Your instructions
Transcribe every line exactly. Leave the pictures behind.

═══ Collected material ═══

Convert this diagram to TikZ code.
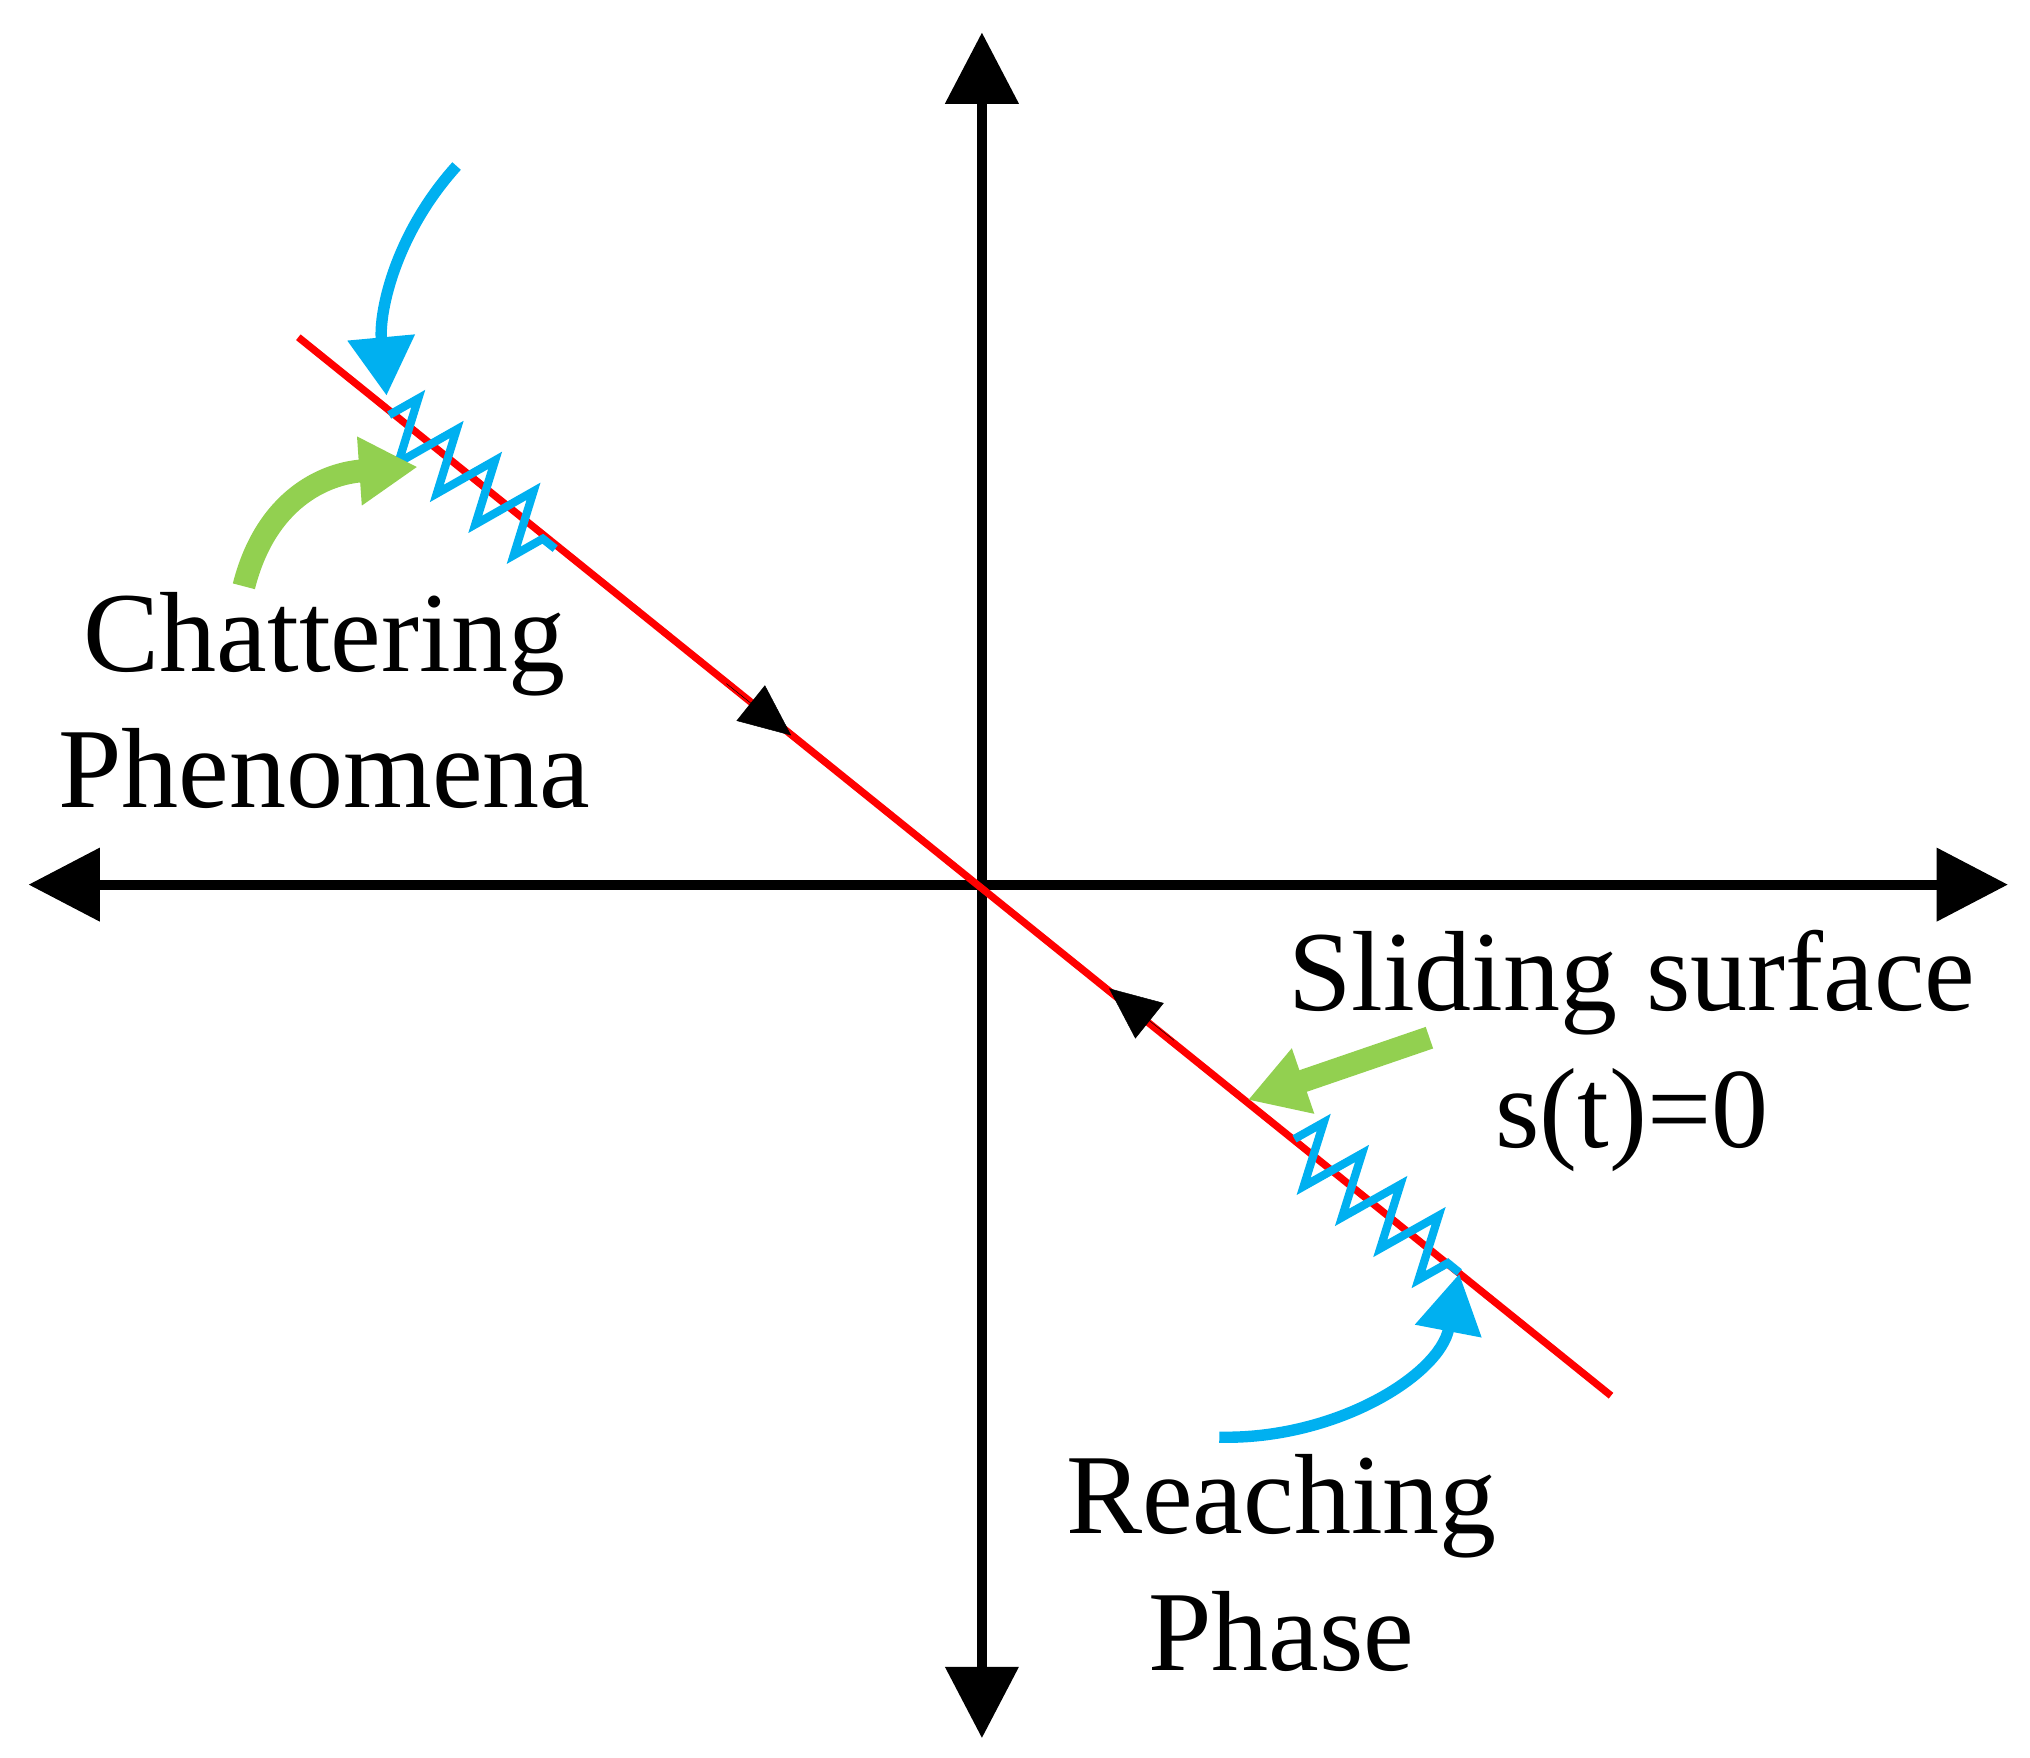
\documentclass[tikz,border=0pt]{standalone}
\usepackage{fontspec}
\setmainfont{Liberation Serif}
\usetikzlibrary{arrows.meta,decorations.pathmorphing}
\definecolor{cblue}{RGB}{0,176,240}
\definecolor{cgreen}{RGB}{146,208,80}
\begin{document}
\begin{tikzpicture}[x=0.01cm,y=-0.01cm,
  axis/.style={line width=2.2pt,{Triangle[length=0.55cm,width=0.55cm]}-{Triangle[length=0.55cm,width=0.55cm]}},
  lbl/.style={font=\fontsize{25}{30}\selectfont,align=center},
  zz/.style={cblue,line width=1.8pt,decorate,decoration={zigzag,segment length=0.38cm,amplitude=0.24cm}},
  carrow/.style={line width=3pt,-{Triangle[length=0.45cm,width=0.5cm]}}]
\useasboundingbox (0,0) rectangle (1565,1355);
\coordinate (O) at (757,682);
\coordinate (T) at (757,25);
\coordinate (B) at (757,1340);
\coordinate (L) at (22,682);
\coordinate (R) at (1548,682);
\draw[axis] (B) -- (T);
\draw[axis] (L) -- (R);
\coordinate (S1) at (230,260);
\coordinate (S2) at (1242,1076);
\draw[red,line width=1.6pt] (S1) -- (S2);
\coordinate (a1) at (560,527);
\coordinate (a2) at (610,567);
\coordinate (a3) at (905,802);
\coordinate (a4) at (855,762);
\draw[-{Triangle[length=0.4cm,width=0.35cm]},line width=0.1pt] (a1) -- (a2);
\draw[-{Triangle[length=0.4cm,width=0.35cm]},line width=0.1pt] (a3) -- (a4);
\coordinate (Z1) at (300,320);
\coordinate (Z2) at (428,423);
\draw[zz] (Z1) -- (Z2);
\coordinate (Z3) at (998,878);
\coordinate (Z4) at (1125,981);
\draw[zz] (Z3) -- (Z4);
\coordinate (bA) at (352,128);
\draw[carrow,cblue,line width=2.5pt] (bA) .. controls (305,180) and (292,240) .. (298,305);
\coordinate (gA) at (188,452);
\draw[carrow,cgreen,line width=5pt] (gA) .. controls (205,385) and (250,365) .. (322,360);
\coordinate (gB) at (1102,800);
\draw[carrow,cgreen,line width=5pt] (gB) -- (962,848);
\coordinate (bB) at (940,1108);
\draw[carrow,cblue,line width=2.5pt] (bB) .. controls (1030,1110) and (1110,1060) .. (1125,982);
\node[lbl] (chat) at (250,540) {Chattering\\Phenomena};
\node[lbl] (slid) at (1258,810) {Sliding surface\\s(t)=0};
\node[lbl] (reach) at (988,1205) {Reaching\\Phase};
\end{tikzpicture}
\end{document}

═══

Reply
Convert this diagram to TikZ code.
\documentclass[tikz,border=0pt]{standalone}
\usepackage{fontspec}
\setmainfont{Liberation Serif}
\usetikzlibrary{arrows.meta,decorations.pathmorphing}
\definecolor{cblue}{RGB}{0,176,240}
\definecolor{cgreen}{RGB}{146,208,80}
\begin{document}
\begin{tikzpicture}[x=0.01cm,y=-0.01cm,
  axis/.style={line width=2.2pt,{Triangle[length=0.55cm,width=0.55cm]}-{Triangle[length=0.55cm,width=0.55cm]}},
  lbl/.style={font=\fontsize{25}{30}\selectfont,align=center},
  zz/.style={cblue,line width=1.8pt,decorate,decoration={zigzag,segment length=0.38cm,amplitude=0.24cm}},
  carrow/.style={line width=3pt,-{Triangle[length=0.45cm,width=0.5cm]}}]
\useasboundingbox (0,0) rectangle (1565,1355);
\coordinate (O) at (757,682);
\coordinate (T) at (757,25);
\coordinate (B) at (757,1340);
\coordinate (L) at (22,682);
\coordinate (R) at (1548,682);
\draw[axis] (B) -- (T);
\draw[axis] (L) -- (R);
\coordinate (S1) at (230,260);
\coordinate (S2) at (1242,1076);
\draw[red,line width=1.6pt] (S1) -- (S2);
\coordinate (a1) at (560,527);
\coordinate (a2) at (610,567);
\coordinate (a3) at (905,802);
\coordinate (a4) at (855,762);
\draw[-{Triangle[length=0.4cm,width=0.35cm]},line width=0.1pt] (a1) -- (a2);
\draw[-{Triangle[length=0.4cm,width=0.35cm]},line width=0.1pt] (a3) -- (a4);
\coordinate (Z1) at (300,320);
\coordinate (Z2) at (428,423);
\draw[zz] (Z1) -- (Z2);
\coordinate (Z3) at (998,878);
\coordinate (Z4) at (1125,981);
\draw[zz] (Z3) -- (Z4);
\coordinate (bA) at (352,128);
\draw[carrow,cblue,line width=2.5pt] (bA) .. controls (305,180) and (292,240) .. (298,305);
\coordinate (gA) at (188,452);
\draw[carrow,cgreen,line width=5pt] (gA) .. controls (205,385) and (250,365) .. (322,360);
\coordinate (gB) at (1102,800);
\draw[carrow,cgreen,line width=5pt] (gB) -- (962,848);
\coordinate (bB) at (940,1108);
\draw[carrow,cblue,line width=2.5pt] (bB) .. controls (1030,1110) and (1110,1060) .. (1125,982);
\node[lbl] (chat) at (250,540) {Chattering\\Phenomena};
\node[lbl] (slid) at (1258,810) {Sliding surface\\s(t)=0};
\node[lbl] (reach) at (988,1205) {Reaching\\Phase};
\end{tikzpicture}
\end{document}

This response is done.